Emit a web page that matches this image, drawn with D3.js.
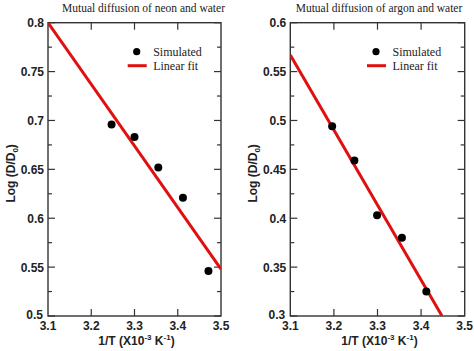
<!DOCTYPE html>
<html>
<head>
<meta charset="utf-8">
<script src="https://cdn.jsdelivr.net/npm/d3@7"></script>
<style>
  body { margin: 0; background: #fff; }
  svg { display: block; }
  .tick-label { font-family: "Liberation Sans", Arial, sans-serif; font-weight: bold; font-size: 12px; fill: #222; }
  .axis-title { font-family: "Liberation Sans", Arial, sans-serif; font-weight: bold; font-size: 12px; fill: #222; }
  .serif { font-family: "Liberation Serif", "Times New Roman", serif; fill: #222; }
</style>
</head>
<body>
<svg id="chart" width="474" height="351"></svg>
<script>
// ---- data ----
const xTicks = [3.1, 3.2, 3.3, 3.4, 3.5];

const neonTitle = 'Mutual diffusion of neon and water';
const neonX = [3.247, 3.300, 3.355, 3.412, 3.471];
const neonY = [0.696, 0.683, 0.652, 0.621, 0.546];
const neonFit = [[3.1, 0.800], [3.5, 0.548]];
const neonYTicks = [0.5, 0.55, 0.6, 0.65, 0.7, 0.75, 0.8];

const argonTitle = 'Mutual diffusion of argon and water';
const argonX = [3.196, 3.247, 3.299, 3.356, 3.412];
const argonY = [0.494, 0.459, 0.403, 0.380, 0.325];
const argonFit = [[3.1, 0.567], [3.448, 0.300]];
const argonYTicks = [0.3, 0.35, 0.4, 0.45, 0.5, 0.55, 0.6];

const svg = d3.select('#chart');

function drawPanel(cfg) {
    const g = svg.append('g');
    const x = d3.scaleLinear().domain([3.1, 3.5]).range([cfg.left, cfg.right]);
    const y = d3.scaleLinear().domain(cfg.yDomain).range([316, 22.7]);
    const step = cfg.yTicks[1] - cfg.yTicks[0];
    const minorY = cfg.yTicks.slice(0, -1).map(v => v + step / 2);

    const clipId = 'clip-' + cfg.id;
    svg.append('clipPath').attr('id', clipId)
        .append('rect')
        .attr('x', cfg.left).attr('y', 22.7)
        .attr('width', cfg.right - cfg.left).attr('height', 316 - 22.7);

    // frame
    g.append('rect')
        .attr('x', cfg.left).attr('y', 22.7)
        .attr('width', cfg.right - cfg.left).attr('height', 316 - 22.7)
        .attr('fill', 'none').attr('stroke', '#333').attr('stroke-width', 1.4);

    // y ticks (inward on both sides)
    const yt = cfg.yTicks.map(v => ({ v, len: 7 })).concat(minorY.map(v => ({ v, len: 4 })));
    g.selectAll('.ytl').data(yt).join('line')
        .attr('x1', cfg.left).attr('x2', d => cfg.left + d.len)
        .attr('y1', d => y(d.v)).attr('y2', d => y(d.v))
        .attr('stroke', '#333').attr('stroke-width', 1.2);
    g.selectAll('.ytr').data(yt).join('line')
        .attr('x1', cfg.right).attr('x2', d => cfg.right - d.len)
        .attr('y1', d => y(d.v)).attr('y2', d => y(d.v))
        .attr('stroke', '#333').attr('stroke-width', 1.2);

    // x ticks (inward top and bottom)
    const xt = xTicks.slice(1, -1);
    g.selectAll('.xtb').data(xt).join('line')
        .attr('x1', d => x(d)).attr('x2', d => x(d))
        .attr('y1', 316).attr('y2', 309)
        .attr('stroke', '#333').attr('stroke-width', 1.2);
    g.selectAll('.xtt').data(xt).join('line')
        .attr('x1', d => x(d)).attr('x2', d => x(d))
        .attr('y1', 22.7).attr('y2', 29.7)
        .attr('stroke', '#333').attr('stroke-width', 1.2);

    // tick labels (bottom y label sits a bit higher, as in the original)
    g.selectAll('.ylab').data(cfg.yTicks).join('text')
        .attr('class', 'tick-label')
        .attr('x', (d, i) => cfg.left - (i === 0 ? 5 : 4))
        .attr('y', (d, i) => y(d) + (i === 0 ? 2.5 : 4.5))
        .attr('text-anchor', 'end')
        .text(d => d);
    g.selectAll('.xlab').data(xTicks).join('text')
        .attr('class', 'tick-label')
        .attr('x', d => x(d)).attr('y', 330)
        .attr('text-anchor', 'middle')
        .text(d => d.toFixed(1));

    // axis titles
    const xl = g.append('text').attr('class', 'axis-title')
        .attr('x', (cfg.left + cfg.right) / 2 + 2).attr('y', 345)
        .attr('text-anchor', 'middle');
    xl.append('tspan').text('1/T (X10');
    xl.append('tspan').attr('dy', -5).attr('font-size', 8).text('-3');
    xl.append('tspan').attr('dy', 5).text(' K');
    xl.append('tspan').attr('dy', -5).attr('font-size', 8).text('-1');
    xl.append('tspan').attr('dy', 5).text(')');

    const yl = g.append('text').attr('class', 'axis-title')
        .attr('transform', `translate(${cfg.left - 33},${(22.7 + 316) / 2 + 4}) rotate(-90)`)
        .attr('text-anchor', 'middle');
    yl.append('tspan').text('Log (D/D');
    yl.append('tspan').attr('dy', 3).attr('font-size', 8).text('0');
    yl.append('tspan').attr('dy', -3).text(')');

    // chart title
    g.append('text').attr('class', 'serif')
        .attr('x', cfg.titleX).attr('y', 12)
        .attr('text-anchor', 'middle').attr('font-size', 11.5)
        .text(cfg.title);

    // fit line
    g.append('path')
        .datum(cfg.fit)
        .attr('clip-path', `url(#${clipId})`)
        .attr('d', d3.line().x(d => x(d[0])).y(d => y(d[1])))
        .attr('stroke', '#e01010').attr('stroke-width', 3).attr('fill', 'none');

    // simulated points
    g.selectAll('.pt').data(cfg.xs.map((v, i) => [v, cfg.ys[i]])).join('circle')
        .attr('cx', d => x(d[0])).attr('cy', d => y(d[1]))
        .attr('r', 4).attr('fill', '#000');

    // legend
    const lx = cfg.left + cfg.legendOffset;
    g.append('circle').attr('cx', lx + 9).attr('cy', 51.7).attr('r', 3.6).attr('fill', '#000');
    g.append('line').attr('x1', lx).attr('x2', lx + 19).attr('y1', 65.7).attr('y2', 65.7)
        .attr('stroke', '#e01010').attr('stroke-width', 3);
    g.append('text').attr('class', 'serif').attr('font-size', 12)
        .attr('x', lx + 25.5).attr('y', 56).text('Simulated');
    g.append('text').attr('class', 'serif').attr('font-size', 12)
        .attr('x', lx + 25.5).attr('y', 69.5).text('Linear fit');
}

drawPanel({ id: 'neon', left: 48, right: 221, yDomain: [0.5, 0.8], yTicks: neonYTicks,
    xs: neonX, ys: neonY, fit: neonFit, title: neonTitle, titleX: 143.5, legendOffset: 79.7 });
drawPanel({ id: 'argon', left: 290.3, right: 464.7, yDomain: [0.3, 0.6], yTicks: argonYTicks,
    xs: argonX, ys: argonY, fit: argonFit, title: argonTitle, titleX: 379, legendOffset: 76.7 });
</script>
</body>
</html>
---+---
* Short exercise
Begin at the top of the material above and output each line exactly, stopping after the line that holds "const svg = d3.select('#chart');". Leave out pictures.

* The result
Emit a web page that matches this image, drawn with D3.js.
<!DOCTYPE html>
<html>
<head>
<meta charset="utf-8">
<script src="https://cdn.jsdelivr.net/npm/d3@7"></script>
<style>
  body { margin: 0; background: #fff; }
  svg { display: block; }
  .tick-label { font-family: "Liberation Sans", Arial, sans-serif; font-weight: bold; font-size: 12px; fill: #222; }
  .axis-title { font-family: "Liberation Sans", Arial, sans-serif; font-weight: bold; font-size: 12px; fill: #222; }
  .serif { font-family: "Liberation Serif", "Times New Roman", serif; fill: #222; }
</style>
</head>
<body>
<svg id="chart" width="474" height="351"></svg>
<script>
// ---- data ----
const xTicks = [3.1, 3.2, 3.3, 3.4, 3.5];

const neonTitle = 'Mutual diffusion of neon and water';
const neonX = [3.247, 3.300, 3.355, 3.412, 3.471];
const neonY = [0.696, 0.683, 0.652, 0.621, 0.546];
const neonFit = [[3.1, 0.800], [3.5, 0.548]];
const neonYTicks = [0.5, 0.55, 0.6, 0.65, 0.7, 0.75, 0.8];

const argonTitle = 'Mutual diffusion of argon and water';
const argonX = [3.196, 3.247, 3.299, 3.356, 3.412];
const argonY = [0.494, 0.459, 0.403, 0.380, 0.325];
const argonFit = [[3.1, 0.567], [3.448, 0.300]];
const argonYTicks = [0.3, 0.35, 0.4, 0.45, 0.5, 0.55, 0.6];

const svg = d3.select('#chart');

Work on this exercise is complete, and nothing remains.